Culturally and historically, there is a close connection between cave and labyrinth (cf. Dürr: Sedna, passim). The labyrinth leading to the cave entrance, to the underworld, etc.

The thread as a symbolic element connected with labyrinth.


Memory:

The method I want to use to connect with the above presences in the cave is living memory, which involves different aspects and approaches. I would like to make three of them clear through German and English words for remembering:

- Remembering means to bring something inside, to call an event, an object, a feeling or a thought into one's inner life and to move it there.

- Re-mind is a word that indicates that remembering is a mental act, as long as it is done consciously. Remembering is thinking, imagining, questioning and doubting. Bringing it back to the mind! Humans have the ability to initiate memory processes and to prepare future memory processes by bringing memory contents into rememberable forms.

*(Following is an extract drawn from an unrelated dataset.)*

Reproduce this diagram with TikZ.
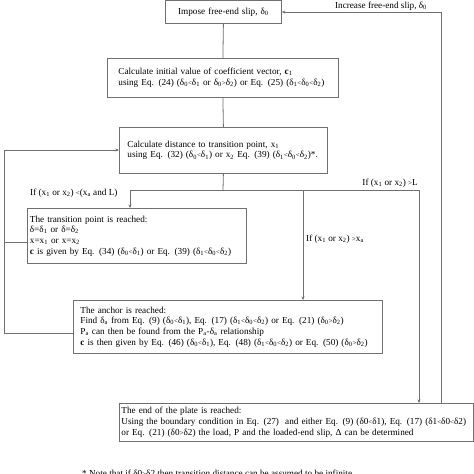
\documentclass[tikz,border=0pt]{standalone}
\usepackage{fontspec}
\setmainfont{Liberation Serif}
\usetikzlibrary{arrows.meta}
\definecolor{ln}{HTML}{707070}
\newcommand{\dl}[1]{δ\textsubscript{#1}}
\newcommand{\sx}[1]{x\textsubscript{#1}}
\newcommand{\lt}{{\fontsize{7}{7}\selectfont<}}
\newcommand{\gt}{{\fontsize{7}{7}\selectfont>}}
\begin{document}
\begin{tikzpicture}[x=1pt,y=-1pt,
  box/.style={draw=ln,line width=0.8pt,anchor=north west,align=left,
    font=\fontsize{9.2}{10.7}\selectfont,inner ysep=0pt},
  lbl/.style={font=\fontsize{9.2}{10.7}\selectfont,inner sep=0pt},
  conn/.style={draw=ln,line width=0.8pt},
  arr/.style={conn,-{Stealth[length=3.5pt,width=3pt]}}]
\useasboundingbox (0,0) rectangle (474,474);
\fill[white] (0,0) rectangle (474,474);
% boxes
\node[box,minimum width=116pt,minimum height=23pt,inner xsep=0pt,align=center,text width=116pt] (b1) at (165,0) {Impose free-end slip, \dl{0}};
\node[box,minimum width=231pt,minimum height=39pt,inner xsep=11pt,text width=209pt] (b2) at (107,58)
  {\mbox{Calculate initial value of coefficient vector, \textbf{c}\textsubscript{1}}\\
   \mbox{using Eq. (24) (\dl{0}\lt\dl{1} or \dl{0}\gt\dl{2}) or Eq. (25) (\dl{1}\lt\dl{0}\lt\dl{2})}};
\node[box,minimum width=208pt,minimum height=46pt,inner xsep=8pt,text width=192pt] (b3) at (119,127)
  {\mbox{Calculate distance to transition point, \sx{1}}\\
   \mbox{using Eq. (32) (\dl{0}\lt\dl{1}) or \sx{2} Eq. (39) (\dl{1}\lt\dl{0}\lt\dl{2})*.}};
\node[box,minimum width=219pt,minimum height=55pt,inner xsep=2.5pt,text width=214pt] (tr) at (27,208)
  {\mbox{The transition point is reached:}\\
   \mbox{δ=\dl{1} or δ=\dl{2}}\\
   \mbox{x=\sx{1} or x=\sx{2}}\\
   \mbox{\textbf{c} is given by Eq. (34) (\dl{0}\lt\dl{1}) or Eq. (39) (\dl{1}\lt\dl{0}\lt\dl{2})}};
\node[box,minimum width=309pt,minimum height=53pt,inner xsep=7pt,text width=295pt] (an) at (73,300)
  {\mbox{The anchor is reached:}\\
   \mbox{Find δ\textsubscript{a} from Eq. (9) (\dl{0}\lt\dl{1}), Eq. (17) (\dl{1}\lt\dl{0}\lt\dl{2}) or Eq. (21) (\dl{0}\gt\dl{2})}\\
   \mbox{P\textsubscript{a} can then be found from the P\textsubscript{a}-δ\textsubscript{a} relationship}\\
   \mbox{\textbf{c} is then given by Eq. (46) (\dl{0}\lt\dl{1}), Eq. (48) (\dl{1}\lt\dl{0}\lt\dl{2}) or Eq. (50) (\dl{0}\gt\dl{2})}};
\node[box,minimum width=354pt,minimum height=38pt,inner xsep=2pt,text width=350pt] (en) at (119,403)
  {\mbox{The end of the plate is reached:}\\
   \mbox{Using the boundary condition in Eq. (27)\ \ and either Eq. (9) (δ0\lt δ1), Eq. (17) (δ1\lt δ0\lt δ2)}\\
   \mbox{or Eq. (21) (δ0\gt δ2) the load, P and the loaded-end slip, Δ can be determined}};
% labels
\node[lbl] (linc) at (381,6) {Increase free-end slip, \dl{0}};
\node[lbl,anchor=west] (l1) at (30,193) {If (\sx{1} or \sx{2}) \lt(x\textsubscript{a} and L)};
\node[lbl,anchor=east] (l2) at (418,183) {If (\sx{1} or \sx{2}) \gt L};
\node[lbl,anchor=west] (l3) at (306,239) {If (\sx{1} or \sx{2}) \gt x\textsubscript{a}};
\node[lbl,anchor=base west] (fn) at (82,476) {* Note that if δ0\gt δ2 then transition distance can be assumed to be infinite};
% coordinates
\coordinate (j) at (223,190);
\coordinate (jl) at (130,190);
\coordinate (jm) at (303,190);
\coordinate (jr) at (419,190);
\coordinate (lt) at (4,150);
\coordinate (lm) at (4,242);
\coordinate (lb) at (4,333);
\coordinate (rt) at (441,12);
% connectors
\draw[conn] (b1.south) -- (b2.north);
\draw[conn] (b2.south) -- (b3.north);
\draw[conn] (b3.south) -- (j);
\draw[conn] (jl) -- (jr);
\draw[arr] (jl) -- (jl |- tr.north);
\draw[arr] (jm) -- (jm |- an.north);
\draw[arr] (jr) -- (jr |- en.north);
\draw[conn] (lm -| tr.west) -- (lm);
\draw[arr] (lb -| an.west) -- (lb) -- (lt) -- (lt -| b3.west);
\draw[arr] (rt |- en.north) -- (rt) -- (rt -| b1.east);
\end{tikzpicture}
\end{document}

- Re-member indicates that the remembered facts become a member of one's own mind and inner life (again). That is, it is more than mere material that can be shaped at will. A member retains a degree of independence to which I must and can orient myself. This is also evident in the voice. If I allow my free voice to accompany the memory processes sonically, my voice sound is co-determined by what the memory attaches itself to. My inner reaction to these processes is neither predeterminable nor can it be completely directed by me. The thing sings, you might say.

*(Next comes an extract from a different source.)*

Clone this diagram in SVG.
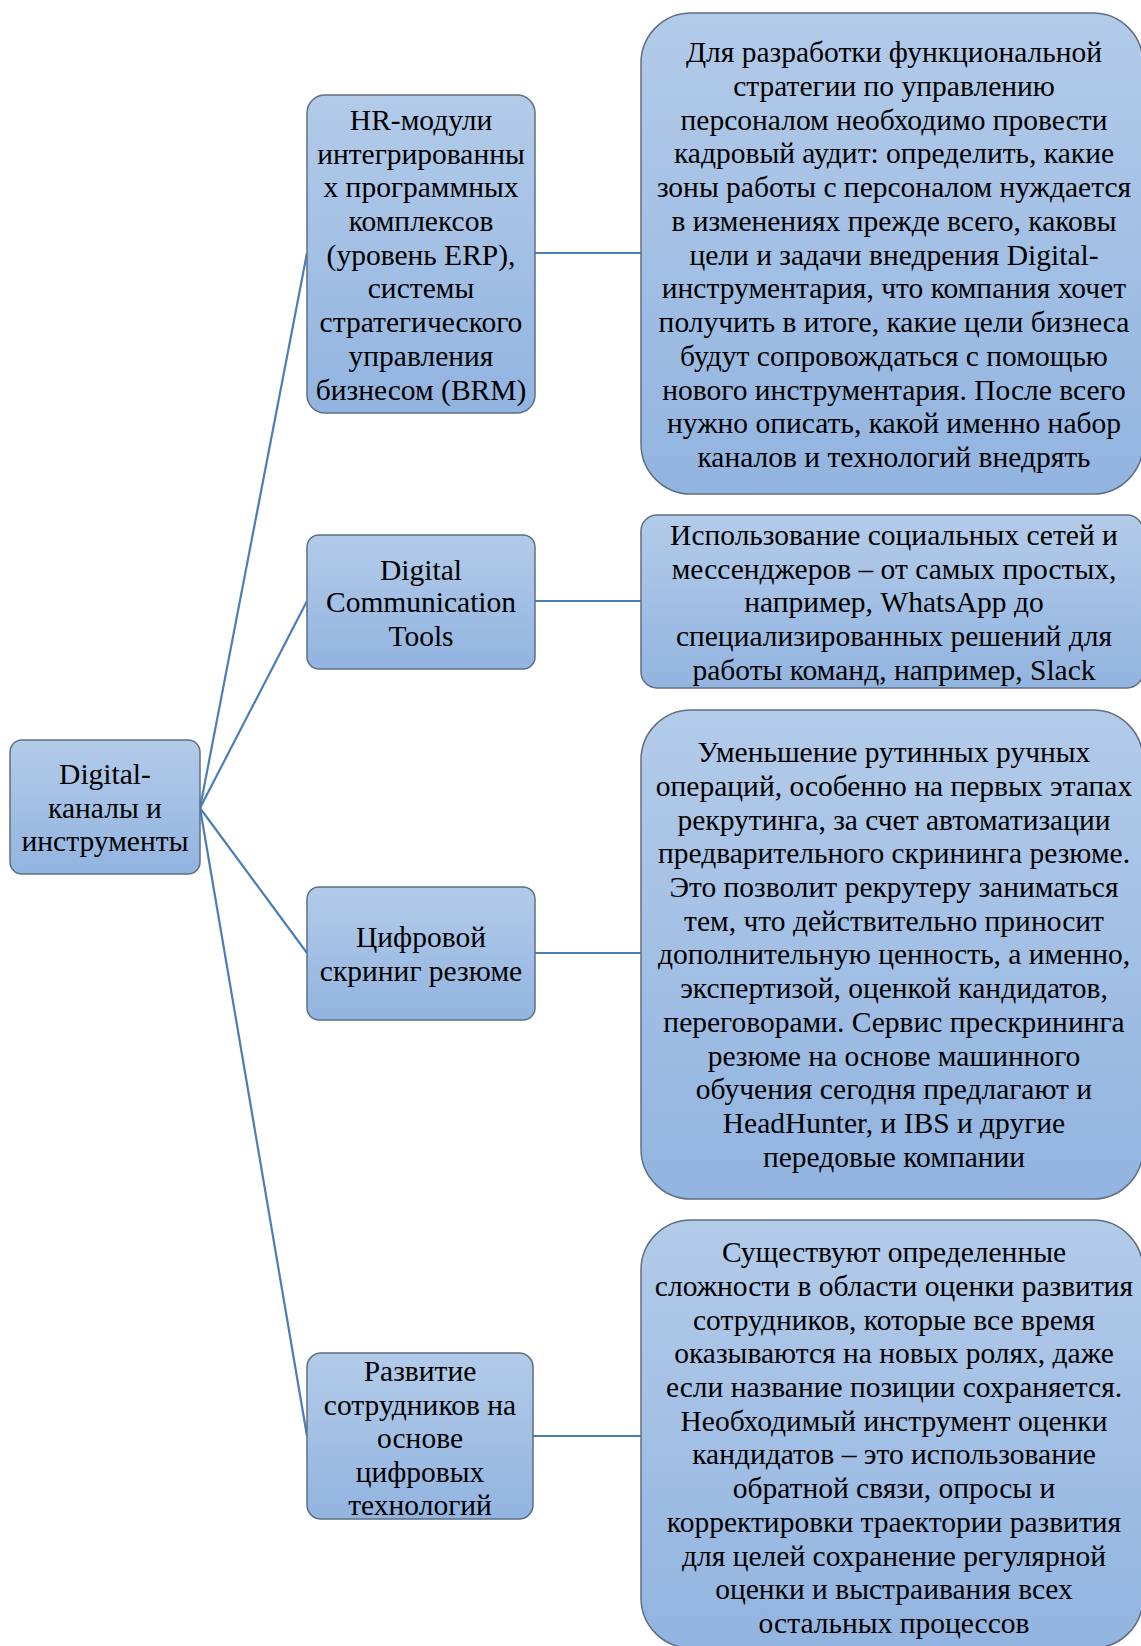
<svg xmlns="http://www.w3.org/2000/svg" width="1141" height="1646" viewBox="0 0 1141 1646">
  <defs>
    <linearGradient id="fillGrad" x1="0" y1="0" x2="0" y2="1">
      <stop offset="0" stop-color="#b3cbe9"/>
      <stop offset="1" stop-color="#92b4e0"/>
    </linearGradient>
    <style>
      .box { fill: url(#fillGrad); stroke: #5f6f82; stroke-width: 1.5; }
      .link { stroke: #4a7eb5; stroke-width: 2.2; fill: none; }
      text { font-family: "Liberation Serif", "Times New Roman", serif; font-size: 29.5px; fill: #000; text-anchor: middle; }
    </style>
  </defs>

  <!-- connectors -->
  <g id="connectors">
    <line class="link" x1="200" y1="808" x2="307" y2="253"/>
    <line class="link" x1="200" y1="808" x2="307" y2="601"/>
    <line class="link" x1="200" y1="808" x2="307" y2="953"/>
    <line class="link" x1="200" y1="808" x2="307" y2="1436"/>
    <line class="link" x1="535" y1="253" x2="641" y2="253"/>
    <line class="link" x1="535" y1="601" x2="641" y2="601"/>
    <line class="link" x1="535" y1="953" x2="641" y2="953"/>
    <line class="link" x1="533" y1="1436" x2="641" y2="1436"/>
  </g>

  <!-- root -->
  <g id="root">
    <rect class="box" x="10" y="740" width="190" height="134" rx="12"/>
    <text x="105" y="784">Digital-</text>
    <text x="105" y="818">каналы и</text>
    <text x="105" y="851">инструменты</text>
  </g>

  <!-- branch: HR modules -->
  <g id="hr-modules">
    <rect class="box" x="307" y="95" width="228" height="318" rx="18"/>
    <text x="421" y="130">HR-модули</text>
    <text x="421" y="164">интегрированны</text>
    <text x="421" y="197">х программных</text>
    <text x="421" y="231">комплексов</text>
    <text x="421" y="265">(уровень ERP),</text>
    <text x="421" y="298">системы</text>
    <text x="421" y="332">стратегического</text>
    <text x="421" y="366">управления</text>
    <text x="421" y="400">бизнесом (BRM)</text>
  </g>

  <g id="hr-modules-detail">
    <rect class="box" x="641" y="13" width="502" height="481" rx="50"/>
    <text x="894" y="62">Для разработки функциональной</text>
    <text x="894" y="96">стратегии по управлению</text>
    <text x="894" y="130">персоналом необходимо провести</text>
    <text x="894" y="163">кадровый аудит: определить, какие</text>
    <text x="894" y="197">зоны работы с персоналом нуждается</text>
    <text x="894" y="231">в изменениях прежде всего, каковы</text>
    <text x="894" y="265">цели и задачи внедрения Digital-</text>
    <text x="894" y="298">инструментария, что компания хочет</text>
    <text x="894" y="332">получить в итоге, какие цели бизнеса</text>
    <text x="894" y="366">будут сопровождаться с помощью</text>
    <text x="894" y="400">нового инструментария. После всего</text>
    <text x="894" y="433">нужно описать, какой именно набор</text>
    <text x="894" y="467">каналов и технологий внедрять</text>
  </g>

  <!-- branch: communication tools -->
  <g id="comm-tools">
    <rect class="box" x="307" y="535" width="228" height="134" rx="12"/>
    <text x="421" y="580">Digital</text>
    <text x="421" y="612">Communication</text>
    <text x="421" y="646">Tools</text>
  </g>

  <g id="comm-tools-detail">
    <rect class="box" x="641" y="515" width="502" height="173" rx="16"/>
    <text x="894" y="545">Использование социальных сетей и</text>
    <text x="894" y="579">мессенджеров – от самых простых,</text>
    <text x="894" y="612">например, WhatsApp до</text>
    <text x="894" y="646">специализированных решений для</text>
    <text x="894" y="680">работы команд, например, Slack</text>
  </g>

  <!-- branch: resume screening -->
  <g id="screening">
    <rect class="box" x="307" y="887" width="228" height="133" rx="12"/>
    <text x="421" y="947">Цифровой</text>
    <text x="421" y="981">скриниг резюме</text>
  </g>

  <g id="screening-detail">
    <rect class="box" x="641" y="710" width="502" height="489" rx="50"/>
    <text x="894" y="762">Уменьшение рутинных ручных</text>
    <text x="894" y="796">операций, особенно на первых этапах</text>
    <text x="894" y="830">рекрутинга, за счет автоматизации</text>
    <text x="894" y="863">предварительного скрининга резюме.</text>
    <text x="894" y="897">Это позволит рекрутеру заниматься</text>
    <text x="894" y="931">тем, что действительно приносит</text>
    <text x="894" y="964">дополнительную ценность, а именно,</text>
    <text x="894" y="998">экспертизой, оценкой кандидатов,</text>
    <text x="894" y="1032">переговорами. Сервис прескрининга</text>
    <text x="894" y="1066">резюме на основе машинного</text>
    <text x="894" y="1099">обучения сегодня предлагают и</text>
    <text x="894" y="1133">HeadHunter, и IBS и другие</text>
    <text x="894" y="1167">передовые компании</text>
  </g>

  <!-- branch: employee development -->
  <g id="development">
    <rect class="box" x="307" y="1353" width="226" height="166" rx="14"/>
    <text x="420" y="1381">Развитие</text>
    <text x="420" y="1415">сотрудников на</text>
    <text x="420" y="1448">основе</text>
    <text x="420" y="1482">цифровых</text>
    <text x="420" y="1515">технологий</text>
  </g>

  <g id="development-detail">
    <rect class="box" x="641" y="1220" width="502" height="428" rx="50"/>
    <text x="894" y="1262">Существуют определенные</text>
    <text x="894" y="1296">сложности в области оценки развития</text>
    <text x="894" y="1330">сотрудников, которые все время</text>
    <text x="894" y="1363">оказываются на новых ролях, даже</text>
    <text x="894" y="1397">если название позиции сохраняется.</text>
    <text x="894" y="1431">Необходимый инструмент оценки</text>
    <text x="894" y="1464">кандидатов – это использование</text>
    <text x="894" y="1498">обратной связи, опросы и</text>
    <text x="894" y="1532">корректировки траектории развития</text>
    <text x="894" y="1566">для целей сохранение регулярной</text>
    <text x="894" y="1599">оценки и выстраивания всех</text>
    <text x="894" y="1633">остальных процессов</text>
  </g>
</svg>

Conscious memory is what makes art and culture possible. This connects us with the people who lived in these caves 40000 years ago. They had an idea of conscious memory. Only in this way were they able to create the wonderful water bird, at the moment of immersion in the water. Or the flutes that allow us to hear the same sounds today as our earliest ancestors who lived in these caves. Here, a whole new form of the geological emerges, that of man-made materials that become an image for something not intended in the material: a bird, a lion-man, a flute. This was a feat of abstraction and imagination that art and artists continue to draw on to this day.